A franchise tag is a placeholder, not a solution. If you have a player on a $25 million tag, that $25 million is "frozen" cap space. You can't use it. The teams that "win" the start of the league year are the ones who turn those tags into long-term extensions by March 10. By lowering the year-one cap hit through a signing bonus, you can turn a $25 million "frozen" hit into a $8 million "active" hit, suddenly "creating" $17 million in space to go buy a starting cornerback.
The Restricted Free Agency Oversight
I’ve watched teams lose homegrown talent because they tried to save $1 million on a restricted free agent (RFA) tender. If you have a solid contributor who was an undrafted free agent, and you put a "Right of First Refusal" tender on him instead of a "Second Round" tender, you’re inviting a predator team to steal him.
In the 2025 landscape, teams with high cap space (like the Commanders or Patriots had recently) are hunting for these RFA mistakes. They'll structure an offer sheet with a "poison pill"—like a massive roster bonus due in five days—that your team literally cannot afford to match. The fix is to be aggressive with your tenders. It’s better to pay an extra million to keep a known quantity than to lose a starter and have to find a replacement in a panicked market.
Before and After: The 2025 "New Orleans" Scenario
To understand the difference between a panicked strategy and a pro strategy, look at how a team like the Saints has historically handled cap distress versus how a disciplined team operates.
The Wrong Approach (The Panic Move): Imagine a team enters March $40 million over the cap. They spend the week before the NFL League Year Start 2025 frantically restructuring every single contract on the books. They push $60 million of debt into 2026 and 2027 just to get compliant. They "save" the year, but they've ensured they can't sign a single impactful free agent. They end up filling the roster with "minimum salary" veterans who are over 30 and injury-prone. They stay "compliant" but get worse as a football team.

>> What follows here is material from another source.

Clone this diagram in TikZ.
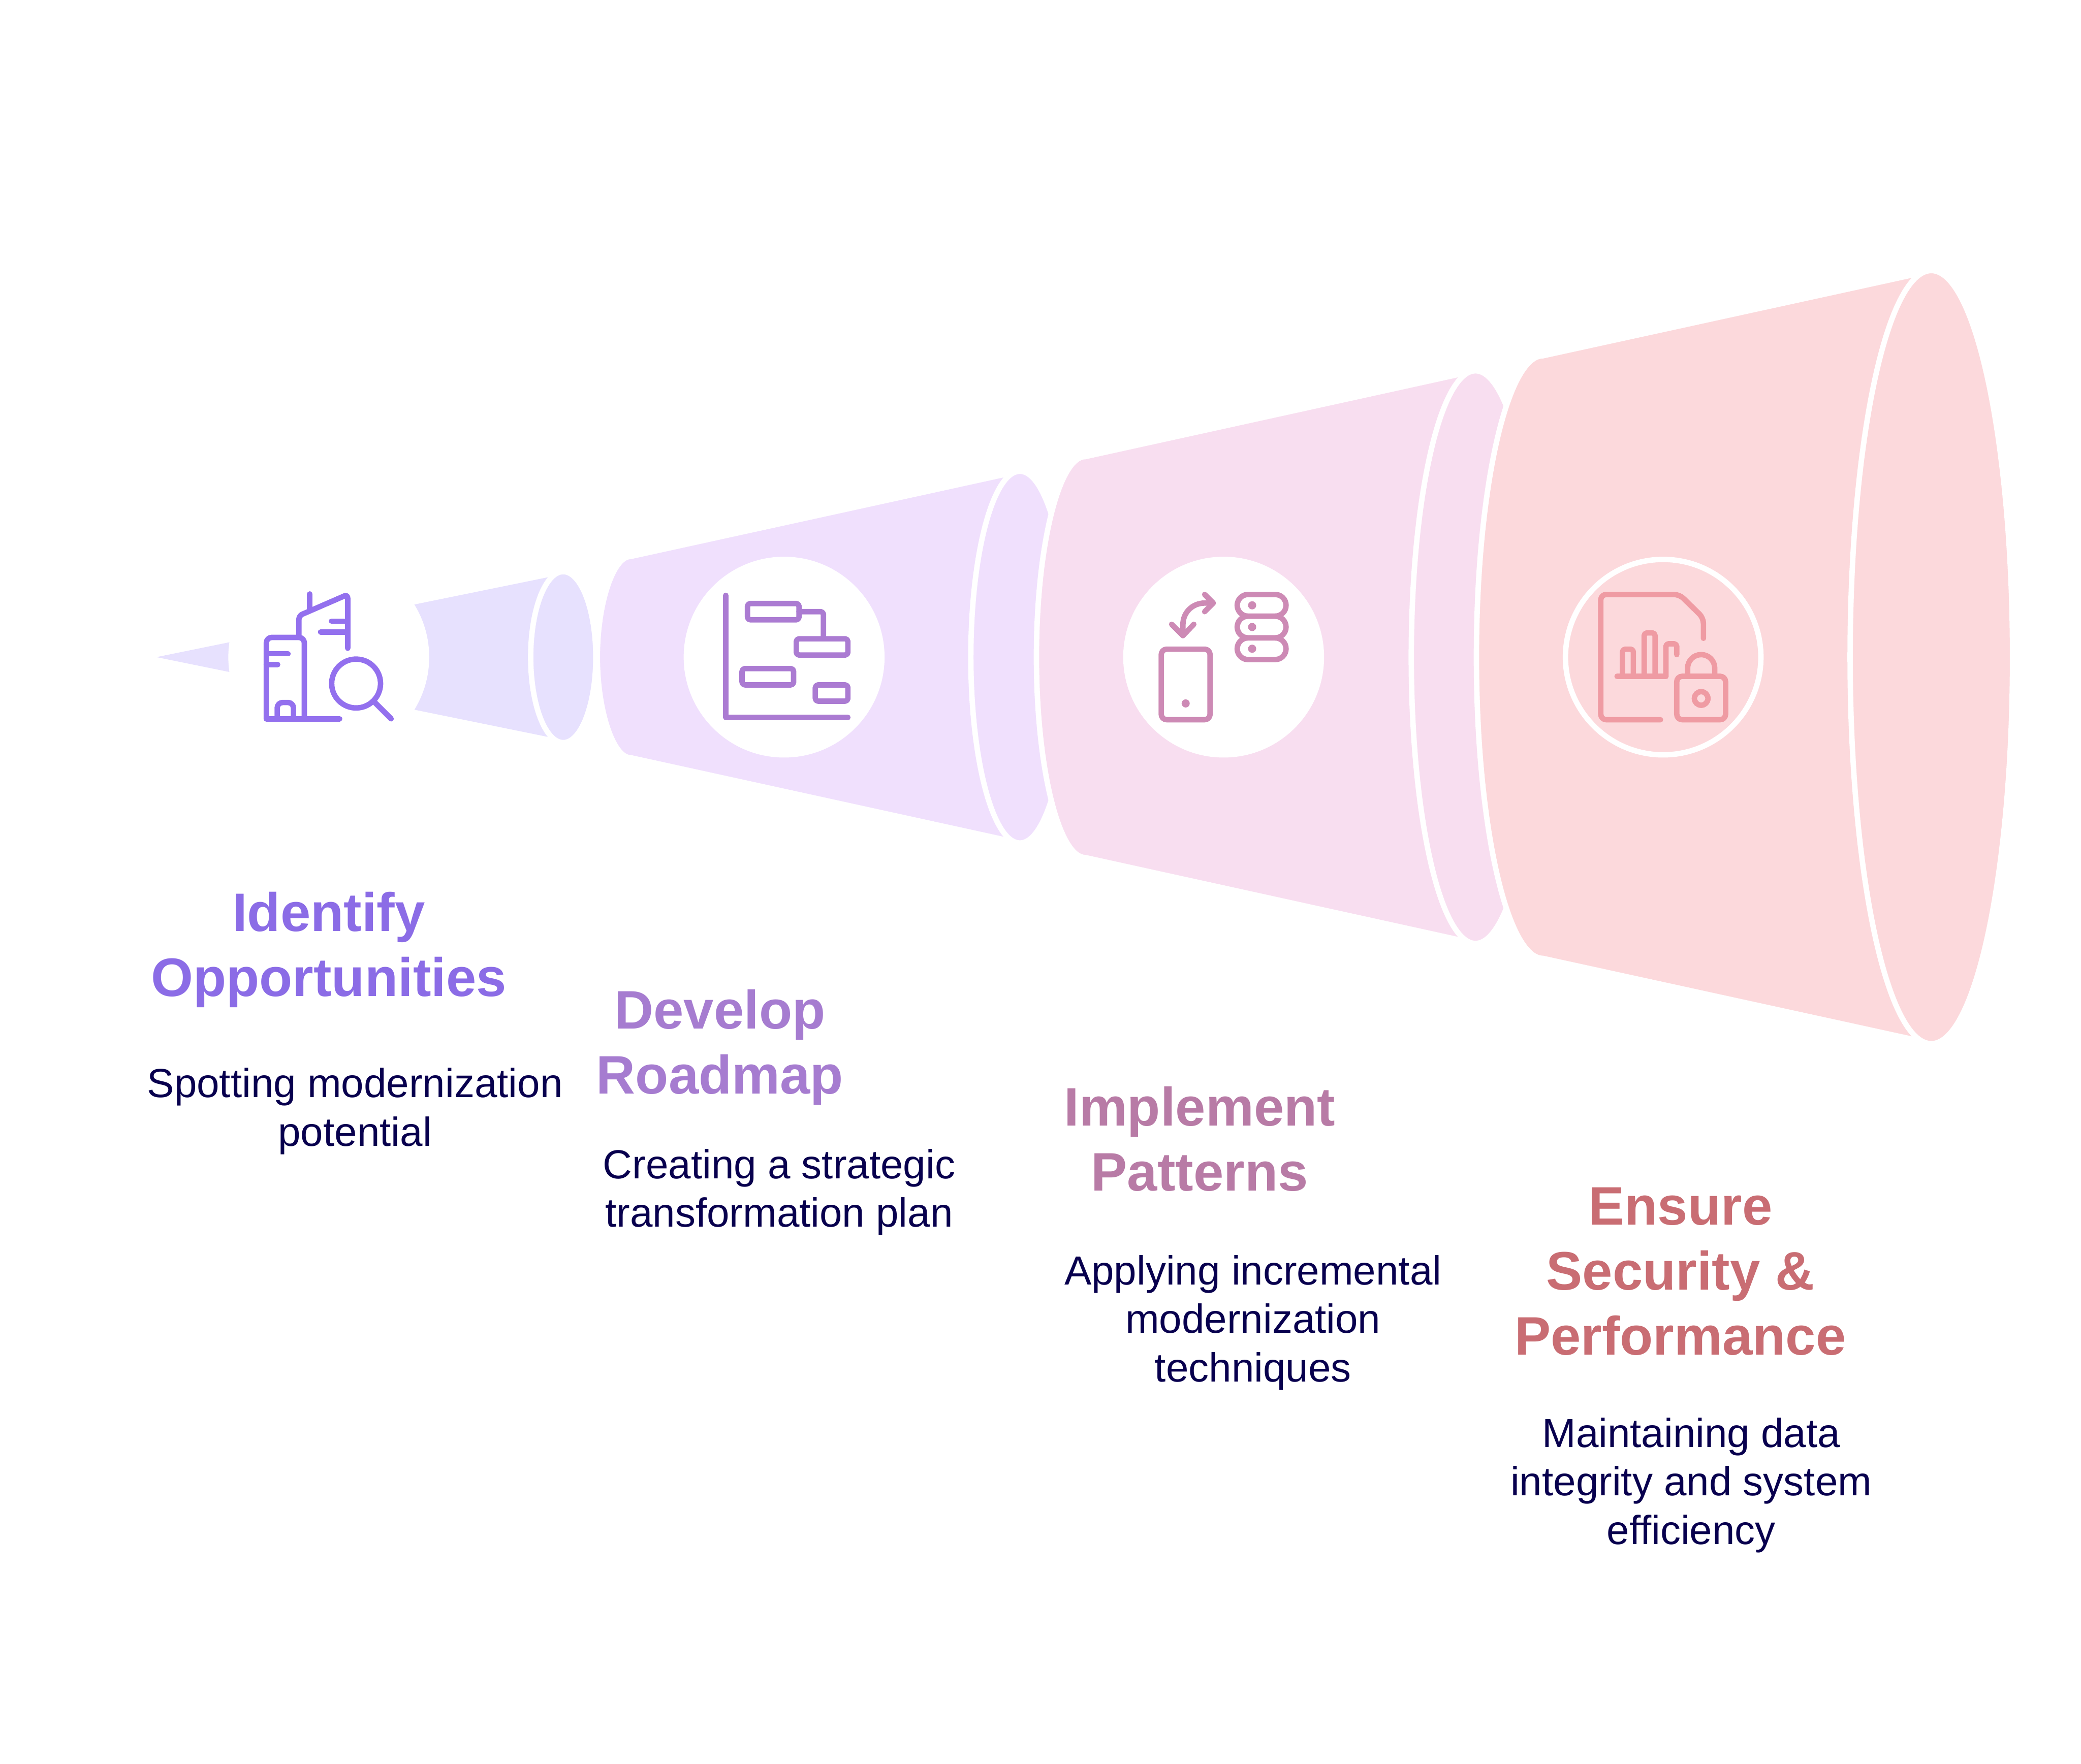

The Right Approach (The Pro Move): A disciplined team identifies two "anchor" players for restructures a month in advance. They accept a "rebuilding" year for the cap by cutting high-priced veterans and taking the "dead money" hit now, while the 2025 cap is high. Instead of pushing debt forward, they "eat" the cost. By the time March 12 arrives, they have $15 million in space. It's not a lot, but it's "clean" money. They use it on two 26-year-old starters on three-year deals. They didn't "win" the headlines, but they fixed their talent-to-age ratio and kept their future flexibility.
The Reality Check
Here is the truth about the NFL off-season that most analysts won't tell you: you cannot "win" your division in March, but you can absolutely lose it. Success in the league year transition isn't about the "splash" signing that gets 50,000 likes on social media. It's about the boring, administrative discipline of the Rule of 51.
During the off-season, only your top 51 highest-paid players count toward the cap. I've seen teams forget to account for the "bottom" of the roster. When you sign a superstar to a $100 million deal, you still need to fit 52 other guys under the roof. If you don't have a plan for the $800k-minimum players who fill out your special teams, your superstar is going to be playing on a 3-14 team.
There are no "steals" in free agency. If a player hits the open market, there is a reason his previous team—the people who know him best—let him walk. You're almost always overpaying for someone else's problem. Success requires you to be the most disciplined person in the room when everyone else is drunk on "cap space" and "potential." If you aren't comfortable walking away from a deal at 3:55 p.m., you've already lost the negotiation.